TASK GOAL
Find how many lines contain "this" and state only that number.

======== EXERCISE MATERIAL

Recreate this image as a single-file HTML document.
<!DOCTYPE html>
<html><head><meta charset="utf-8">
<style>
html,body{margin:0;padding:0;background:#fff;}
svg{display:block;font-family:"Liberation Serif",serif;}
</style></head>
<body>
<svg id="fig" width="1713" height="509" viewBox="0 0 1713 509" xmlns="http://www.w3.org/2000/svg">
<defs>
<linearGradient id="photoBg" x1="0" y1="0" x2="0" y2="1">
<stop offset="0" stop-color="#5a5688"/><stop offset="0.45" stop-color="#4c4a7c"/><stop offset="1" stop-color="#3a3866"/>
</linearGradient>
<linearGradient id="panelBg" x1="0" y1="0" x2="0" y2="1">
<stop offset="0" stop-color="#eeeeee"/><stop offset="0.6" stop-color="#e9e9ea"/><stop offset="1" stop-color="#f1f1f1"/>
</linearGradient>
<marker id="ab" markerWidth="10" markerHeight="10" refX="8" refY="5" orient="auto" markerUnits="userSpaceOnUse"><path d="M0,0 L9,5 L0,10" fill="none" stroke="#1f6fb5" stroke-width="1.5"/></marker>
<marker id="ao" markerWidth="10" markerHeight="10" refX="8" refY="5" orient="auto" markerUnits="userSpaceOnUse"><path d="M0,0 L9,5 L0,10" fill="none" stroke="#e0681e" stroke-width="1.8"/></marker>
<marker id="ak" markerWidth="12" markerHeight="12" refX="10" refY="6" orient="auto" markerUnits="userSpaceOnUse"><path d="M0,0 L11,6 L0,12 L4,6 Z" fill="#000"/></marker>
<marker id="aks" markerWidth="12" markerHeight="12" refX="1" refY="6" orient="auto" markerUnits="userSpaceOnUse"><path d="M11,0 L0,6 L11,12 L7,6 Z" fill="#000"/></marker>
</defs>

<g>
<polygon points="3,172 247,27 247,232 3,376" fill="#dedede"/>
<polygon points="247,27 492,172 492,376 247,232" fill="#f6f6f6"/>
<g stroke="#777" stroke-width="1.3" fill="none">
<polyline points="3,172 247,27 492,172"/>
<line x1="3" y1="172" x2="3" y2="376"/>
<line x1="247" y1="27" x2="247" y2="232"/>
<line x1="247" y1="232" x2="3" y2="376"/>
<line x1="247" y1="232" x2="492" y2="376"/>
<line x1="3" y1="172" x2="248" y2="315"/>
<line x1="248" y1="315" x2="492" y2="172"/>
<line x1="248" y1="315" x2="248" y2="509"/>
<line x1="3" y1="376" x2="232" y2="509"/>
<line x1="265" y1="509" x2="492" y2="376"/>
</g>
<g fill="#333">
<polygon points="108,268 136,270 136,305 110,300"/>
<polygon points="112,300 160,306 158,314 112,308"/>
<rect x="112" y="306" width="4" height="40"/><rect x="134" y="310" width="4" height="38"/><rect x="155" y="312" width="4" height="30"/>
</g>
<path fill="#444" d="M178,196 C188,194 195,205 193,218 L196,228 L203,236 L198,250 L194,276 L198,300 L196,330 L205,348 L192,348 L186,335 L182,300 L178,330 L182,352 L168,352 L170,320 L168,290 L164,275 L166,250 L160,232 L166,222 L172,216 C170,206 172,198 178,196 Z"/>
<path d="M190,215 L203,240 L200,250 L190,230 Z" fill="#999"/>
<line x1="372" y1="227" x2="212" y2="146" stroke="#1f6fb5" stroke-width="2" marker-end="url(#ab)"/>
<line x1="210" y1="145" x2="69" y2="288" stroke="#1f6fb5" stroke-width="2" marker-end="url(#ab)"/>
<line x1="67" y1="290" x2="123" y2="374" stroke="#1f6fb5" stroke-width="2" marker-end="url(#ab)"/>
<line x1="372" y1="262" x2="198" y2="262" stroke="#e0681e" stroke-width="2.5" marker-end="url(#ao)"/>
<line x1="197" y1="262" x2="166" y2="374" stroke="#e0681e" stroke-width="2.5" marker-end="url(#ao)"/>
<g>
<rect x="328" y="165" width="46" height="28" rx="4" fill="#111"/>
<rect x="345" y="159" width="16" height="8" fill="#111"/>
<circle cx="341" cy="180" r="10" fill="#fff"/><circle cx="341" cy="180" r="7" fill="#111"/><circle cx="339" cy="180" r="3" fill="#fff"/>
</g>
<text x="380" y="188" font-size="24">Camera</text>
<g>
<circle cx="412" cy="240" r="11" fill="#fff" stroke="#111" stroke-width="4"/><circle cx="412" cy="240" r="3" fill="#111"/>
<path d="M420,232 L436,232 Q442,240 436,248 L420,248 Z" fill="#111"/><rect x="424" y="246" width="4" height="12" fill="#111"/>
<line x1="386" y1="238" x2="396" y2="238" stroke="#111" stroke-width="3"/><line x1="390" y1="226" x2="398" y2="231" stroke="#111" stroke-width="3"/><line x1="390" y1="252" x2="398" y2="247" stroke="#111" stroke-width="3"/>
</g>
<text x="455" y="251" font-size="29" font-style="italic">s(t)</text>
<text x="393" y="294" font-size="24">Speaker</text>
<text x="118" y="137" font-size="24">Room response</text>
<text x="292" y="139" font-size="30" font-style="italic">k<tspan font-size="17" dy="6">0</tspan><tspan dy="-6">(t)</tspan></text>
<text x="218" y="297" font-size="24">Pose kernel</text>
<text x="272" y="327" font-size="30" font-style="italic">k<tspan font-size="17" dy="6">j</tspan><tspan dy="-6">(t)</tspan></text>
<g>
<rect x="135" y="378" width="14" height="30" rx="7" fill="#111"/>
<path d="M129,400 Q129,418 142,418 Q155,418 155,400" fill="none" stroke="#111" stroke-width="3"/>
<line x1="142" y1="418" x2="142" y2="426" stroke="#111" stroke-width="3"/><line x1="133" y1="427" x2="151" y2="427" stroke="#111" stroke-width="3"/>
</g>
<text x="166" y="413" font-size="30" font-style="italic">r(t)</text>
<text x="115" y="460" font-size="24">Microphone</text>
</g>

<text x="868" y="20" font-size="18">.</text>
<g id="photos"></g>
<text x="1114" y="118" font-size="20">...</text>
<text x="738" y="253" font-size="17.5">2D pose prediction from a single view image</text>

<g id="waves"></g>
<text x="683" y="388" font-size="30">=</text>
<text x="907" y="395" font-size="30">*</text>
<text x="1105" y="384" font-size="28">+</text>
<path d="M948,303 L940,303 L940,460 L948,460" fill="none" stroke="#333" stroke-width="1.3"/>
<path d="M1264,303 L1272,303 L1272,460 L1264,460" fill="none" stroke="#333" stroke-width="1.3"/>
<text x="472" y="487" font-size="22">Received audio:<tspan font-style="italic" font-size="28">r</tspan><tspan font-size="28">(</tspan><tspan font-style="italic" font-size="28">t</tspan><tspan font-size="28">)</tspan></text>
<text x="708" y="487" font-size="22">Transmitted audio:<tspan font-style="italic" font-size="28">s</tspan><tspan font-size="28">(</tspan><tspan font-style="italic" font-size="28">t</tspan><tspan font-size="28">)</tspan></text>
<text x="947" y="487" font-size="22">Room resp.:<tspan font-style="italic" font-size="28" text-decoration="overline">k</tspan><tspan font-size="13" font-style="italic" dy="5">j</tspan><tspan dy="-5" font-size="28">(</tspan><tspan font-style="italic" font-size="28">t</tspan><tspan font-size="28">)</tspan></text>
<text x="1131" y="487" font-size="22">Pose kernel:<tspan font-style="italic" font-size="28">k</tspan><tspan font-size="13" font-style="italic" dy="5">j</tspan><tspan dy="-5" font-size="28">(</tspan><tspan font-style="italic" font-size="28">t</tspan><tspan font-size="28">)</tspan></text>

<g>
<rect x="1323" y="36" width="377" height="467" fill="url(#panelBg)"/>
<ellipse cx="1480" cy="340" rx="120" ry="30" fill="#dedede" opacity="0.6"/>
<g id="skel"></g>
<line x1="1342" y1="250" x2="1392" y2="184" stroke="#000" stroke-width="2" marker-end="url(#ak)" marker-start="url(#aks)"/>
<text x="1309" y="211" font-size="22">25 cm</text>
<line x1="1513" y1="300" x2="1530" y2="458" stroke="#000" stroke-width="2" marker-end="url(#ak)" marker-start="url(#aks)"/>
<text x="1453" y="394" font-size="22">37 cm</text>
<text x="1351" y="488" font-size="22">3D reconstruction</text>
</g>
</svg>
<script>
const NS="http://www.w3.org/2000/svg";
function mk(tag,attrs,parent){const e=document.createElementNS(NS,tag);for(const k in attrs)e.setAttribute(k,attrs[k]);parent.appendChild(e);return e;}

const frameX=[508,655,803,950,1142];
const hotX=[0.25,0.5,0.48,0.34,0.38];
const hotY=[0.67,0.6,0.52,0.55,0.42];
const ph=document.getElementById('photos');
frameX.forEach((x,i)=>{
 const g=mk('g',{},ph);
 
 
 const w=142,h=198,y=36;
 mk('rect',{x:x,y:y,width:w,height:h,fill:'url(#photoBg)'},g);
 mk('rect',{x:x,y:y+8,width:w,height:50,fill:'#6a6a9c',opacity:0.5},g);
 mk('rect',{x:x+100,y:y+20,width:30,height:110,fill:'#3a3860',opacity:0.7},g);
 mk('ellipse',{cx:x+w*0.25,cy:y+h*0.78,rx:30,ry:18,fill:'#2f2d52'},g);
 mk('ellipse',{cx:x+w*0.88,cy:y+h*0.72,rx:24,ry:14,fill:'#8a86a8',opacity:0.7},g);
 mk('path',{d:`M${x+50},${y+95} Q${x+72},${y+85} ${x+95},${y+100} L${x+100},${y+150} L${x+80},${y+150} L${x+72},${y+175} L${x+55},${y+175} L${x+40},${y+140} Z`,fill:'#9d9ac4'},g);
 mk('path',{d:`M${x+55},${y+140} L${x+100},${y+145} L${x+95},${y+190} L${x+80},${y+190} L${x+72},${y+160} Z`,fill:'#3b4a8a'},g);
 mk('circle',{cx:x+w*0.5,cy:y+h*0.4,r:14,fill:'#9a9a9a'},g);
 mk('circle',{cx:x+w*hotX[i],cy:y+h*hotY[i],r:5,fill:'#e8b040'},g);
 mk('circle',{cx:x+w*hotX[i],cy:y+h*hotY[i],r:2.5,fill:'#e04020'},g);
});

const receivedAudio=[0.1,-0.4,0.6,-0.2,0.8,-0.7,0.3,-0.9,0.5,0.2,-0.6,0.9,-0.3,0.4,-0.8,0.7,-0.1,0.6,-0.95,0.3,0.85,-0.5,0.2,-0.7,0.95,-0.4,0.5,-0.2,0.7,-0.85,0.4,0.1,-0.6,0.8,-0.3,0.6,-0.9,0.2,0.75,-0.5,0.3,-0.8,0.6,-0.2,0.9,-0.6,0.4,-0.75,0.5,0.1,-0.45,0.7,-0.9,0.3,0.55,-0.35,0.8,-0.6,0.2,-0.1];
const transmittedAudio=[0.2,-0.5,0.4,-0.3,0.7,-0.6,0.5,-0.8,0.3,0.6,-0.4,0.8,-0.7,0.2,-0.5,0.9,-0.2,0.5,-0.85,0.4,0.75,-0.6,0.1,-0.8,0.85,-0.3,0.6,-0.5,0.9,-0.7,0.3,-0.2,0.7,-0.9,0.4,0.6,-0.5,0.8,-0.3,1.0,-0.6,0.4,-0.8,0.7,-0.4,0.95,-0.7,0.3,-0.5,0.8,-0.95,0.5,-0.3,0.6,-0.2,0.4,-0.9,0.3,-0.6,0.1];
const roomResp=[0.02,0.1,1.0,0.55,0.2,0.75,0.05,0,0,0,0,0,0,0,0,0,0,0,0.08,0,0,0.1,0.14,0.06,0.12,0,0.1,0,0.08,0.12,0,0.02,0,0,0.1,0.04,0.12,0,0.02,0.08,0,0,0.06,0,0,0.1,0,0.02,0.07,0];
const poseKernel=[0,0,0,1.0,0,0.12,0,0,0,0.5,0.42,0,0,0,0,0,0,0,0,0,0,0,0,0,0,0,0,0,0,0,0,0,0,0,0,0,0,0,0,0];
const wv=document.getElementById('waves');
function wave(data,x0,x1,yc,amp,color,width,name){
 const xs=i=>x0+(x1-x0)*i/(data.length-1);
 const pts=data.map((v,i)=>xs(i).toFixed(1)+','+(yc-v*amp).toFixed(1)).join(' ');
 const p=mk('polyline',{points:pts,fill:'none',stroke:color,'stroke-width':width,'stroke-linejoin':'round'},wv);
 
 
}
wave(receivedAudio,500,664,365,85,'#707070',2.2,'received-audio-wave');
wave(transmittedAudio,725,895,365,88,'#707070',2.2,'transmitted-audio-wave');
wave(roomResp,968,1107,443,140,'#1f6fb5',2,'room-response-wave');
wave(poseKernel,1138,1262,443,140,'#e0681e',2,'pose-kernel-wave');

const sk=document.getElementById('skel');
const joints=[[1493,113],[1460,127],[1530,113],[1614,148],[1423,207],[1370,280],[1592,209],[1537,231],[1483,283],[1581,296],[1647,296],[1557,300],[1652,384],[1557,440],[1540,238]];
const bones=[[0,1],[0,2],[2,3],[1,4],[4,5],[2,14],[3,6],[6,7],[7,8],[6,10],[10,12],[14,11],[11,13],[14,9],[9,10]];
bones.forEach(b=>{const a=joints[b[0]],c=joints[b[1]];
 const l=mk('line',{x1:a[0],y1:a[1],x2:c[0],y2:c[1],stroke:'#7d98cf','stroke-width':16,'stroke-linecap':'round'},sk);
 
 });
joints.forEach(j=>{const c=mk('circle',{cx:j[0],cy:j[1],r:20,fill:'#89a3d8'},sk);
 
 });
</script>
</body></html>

================
======== EXERCISE MATERIAL

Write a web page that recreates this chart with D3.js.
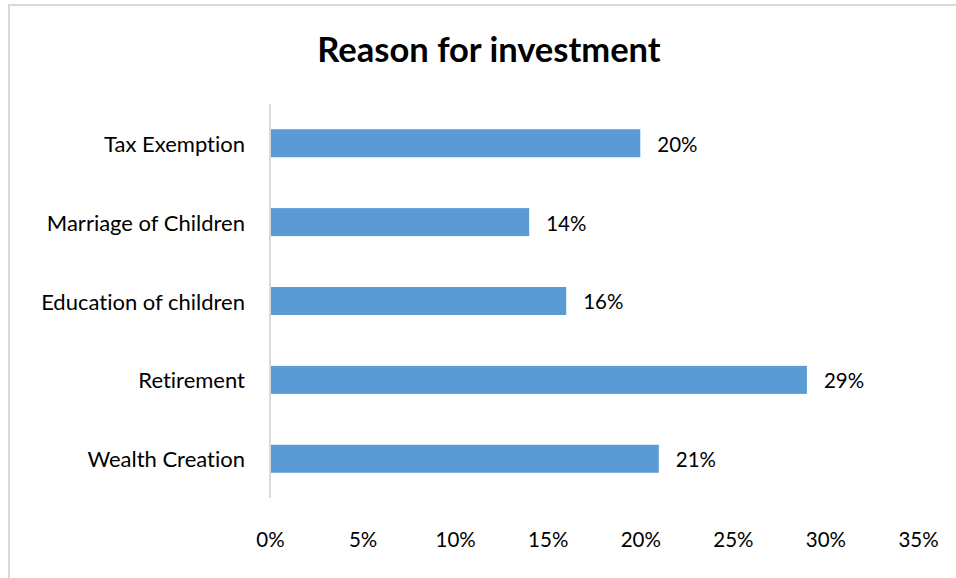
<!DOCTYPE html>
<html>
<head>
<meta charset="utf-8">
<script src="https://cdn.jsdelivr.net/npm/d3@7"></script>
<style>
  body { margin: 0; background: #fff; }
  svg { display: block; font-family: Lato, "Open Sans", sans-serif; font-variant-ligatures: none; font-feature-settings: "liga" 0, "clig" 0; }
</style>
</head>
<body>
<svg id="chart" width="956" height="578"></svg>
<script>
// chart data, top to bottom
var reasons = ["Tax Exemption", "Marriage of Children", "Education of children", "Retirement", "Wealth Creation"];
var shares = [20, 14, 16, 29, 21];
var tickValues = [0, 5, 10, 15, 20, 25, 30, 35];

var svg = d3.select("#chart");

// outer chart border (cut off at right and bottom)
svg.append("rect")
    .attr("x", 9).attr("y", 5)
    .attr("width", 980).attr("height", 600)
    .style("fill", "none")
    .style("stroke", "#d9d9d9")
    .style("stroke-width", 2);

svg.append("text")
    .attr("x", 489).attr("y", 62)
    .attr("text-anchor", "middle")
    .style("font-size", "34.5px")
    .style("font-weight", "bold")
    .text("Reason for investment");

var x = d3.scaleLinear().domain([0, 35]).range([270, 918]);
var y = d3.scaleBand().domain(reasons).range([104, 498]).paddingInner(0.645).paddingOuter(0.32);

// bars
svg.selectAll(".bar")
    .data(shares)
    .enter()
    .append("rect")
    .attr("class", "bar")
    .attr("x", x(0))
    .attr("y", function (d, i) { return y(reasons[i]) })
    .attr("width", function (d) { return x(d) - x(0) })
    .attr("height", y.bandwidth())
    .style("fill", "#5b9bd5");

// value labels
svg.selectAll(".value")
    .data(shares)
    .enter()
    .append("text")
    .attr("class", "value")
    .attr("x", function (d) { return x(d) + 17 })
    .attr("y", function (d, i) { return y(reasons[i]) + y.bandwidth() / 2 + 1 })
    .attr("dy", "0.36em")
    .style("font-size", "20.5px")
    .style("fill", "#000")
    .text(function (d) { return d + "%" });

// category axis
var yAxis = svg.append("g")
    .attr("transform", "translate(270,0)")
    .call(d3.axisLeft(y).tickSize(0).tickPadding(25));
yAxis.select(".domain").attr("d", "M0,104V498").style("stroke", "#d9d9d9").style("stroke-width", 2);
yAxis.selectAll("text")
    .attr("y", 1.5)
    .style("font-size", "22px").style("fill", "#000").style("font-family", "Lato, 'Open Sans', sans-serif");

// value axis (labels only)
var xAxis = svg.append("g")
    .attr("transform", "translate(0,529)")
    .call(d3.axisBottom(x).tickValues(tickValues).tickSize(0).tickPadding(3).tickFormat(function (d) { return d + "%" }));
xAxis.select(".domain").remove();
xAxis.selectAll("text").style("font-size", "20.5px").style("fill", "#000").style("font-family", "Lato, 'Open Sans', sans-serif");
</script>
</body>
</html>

================

COMPLETE RESPONSE
2